The IRS requires detailed documentation to support depreciation claims. Maintain these records for each asset:

  • Acquisition Records: Invoices, purchase agreements, cancelled checks, credit card statements
  • Cost Allocation: Breakdown of total cost (asset vs. expenses like sales tax or shipping)
  • Service Documentation: Date placed in service, location, department using the asset
  • Depreciation Schedule: Annual calculations showing method, convention, and amounts
  • Improvement Records: Invoices for capital improvements (add to asset basis)
  • Disposition Records: Sale documents, trade-in agreements, or disposal receipts
  • Usage Logs: For listed property (e.g., vehicles), maintain mileage logs or usage percentages

Retention Period: Keep records for at least 3 years after filing the return claiming the depreciation, but ideally 7 years (IRS statute of limitations for substantial underreporting).

For vehicles and listed property, consider using the IRS Standard Mileage Rate (65.5¢/mile in 2023) instead of actual expenses if simpler.

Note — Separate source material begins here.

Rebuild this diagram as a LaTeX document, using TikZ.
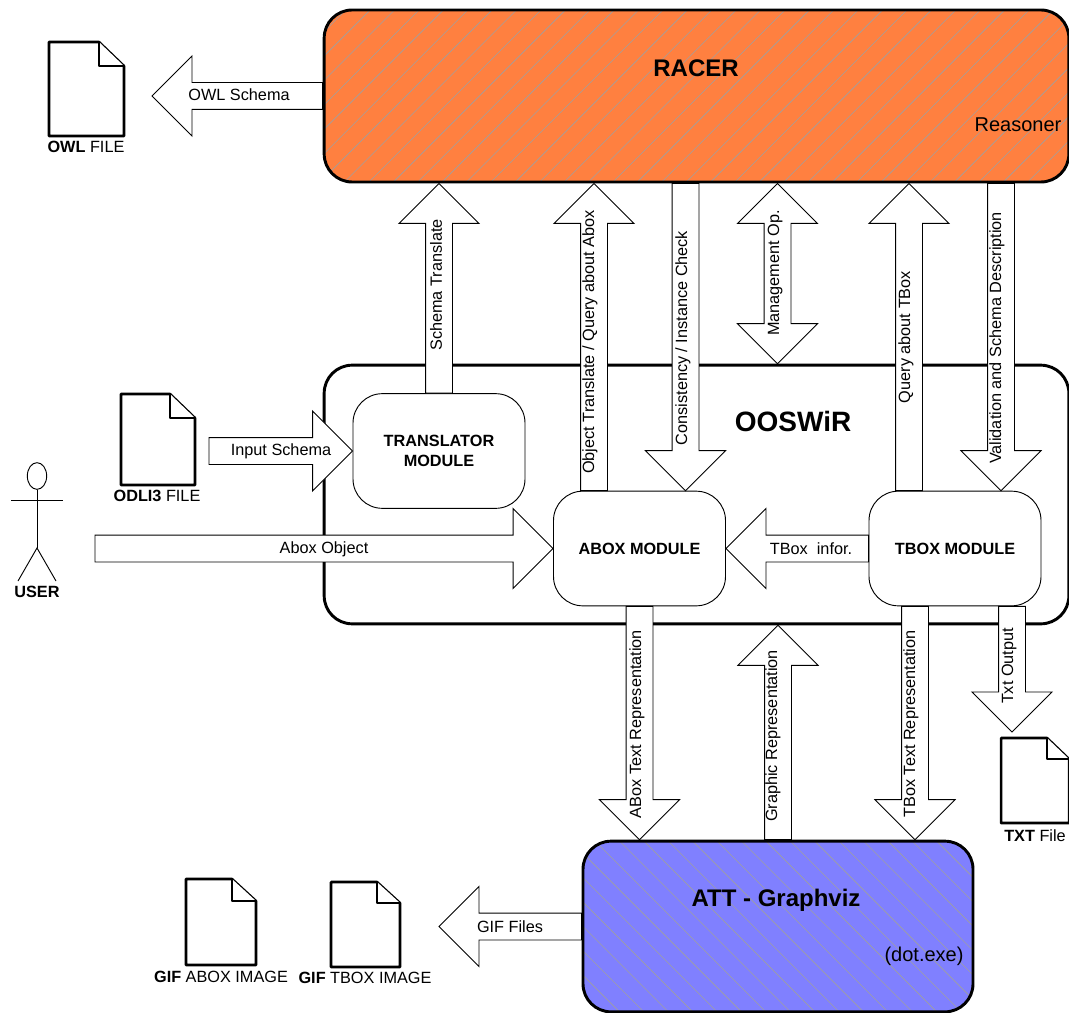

How does depreciation affect my business’s cash flow?

Depreciation creates a timing difference between book income and taxable income, directly impacting cash flow:

  • Tax Savings: Each $1 of depreciation reduces taxable income by $1, saving $0.21-$0.37 in taxes (depending on bracket).
  • Cash Flow Boost: Accelerated methods front-load deductions, providing immediate cash savings that can be reinvested.
  • EBITDA Impact: Depreciation is added back to net income in EBITDA calculations, improving valuation metrics.
  • Debt Covenants: Lenders often exclude depreciation from debt service coverage ratios, improving loan eligibility.
  • Working Capital: Tax savings from depreciation can fund operations without additional financing.

Example: $100,000 equipment purchase with 5-year MACRS:

  • Year 1 tax savings: $100,000 × 20% × 32% tax rate = $6,400
  • Present value of 5-year savings at 6%: ~$28,000
  • Effective cost reduction: 28% of purchase price

For startups, consider SBA loans that allow depreciation add-backs in cash flow analysis.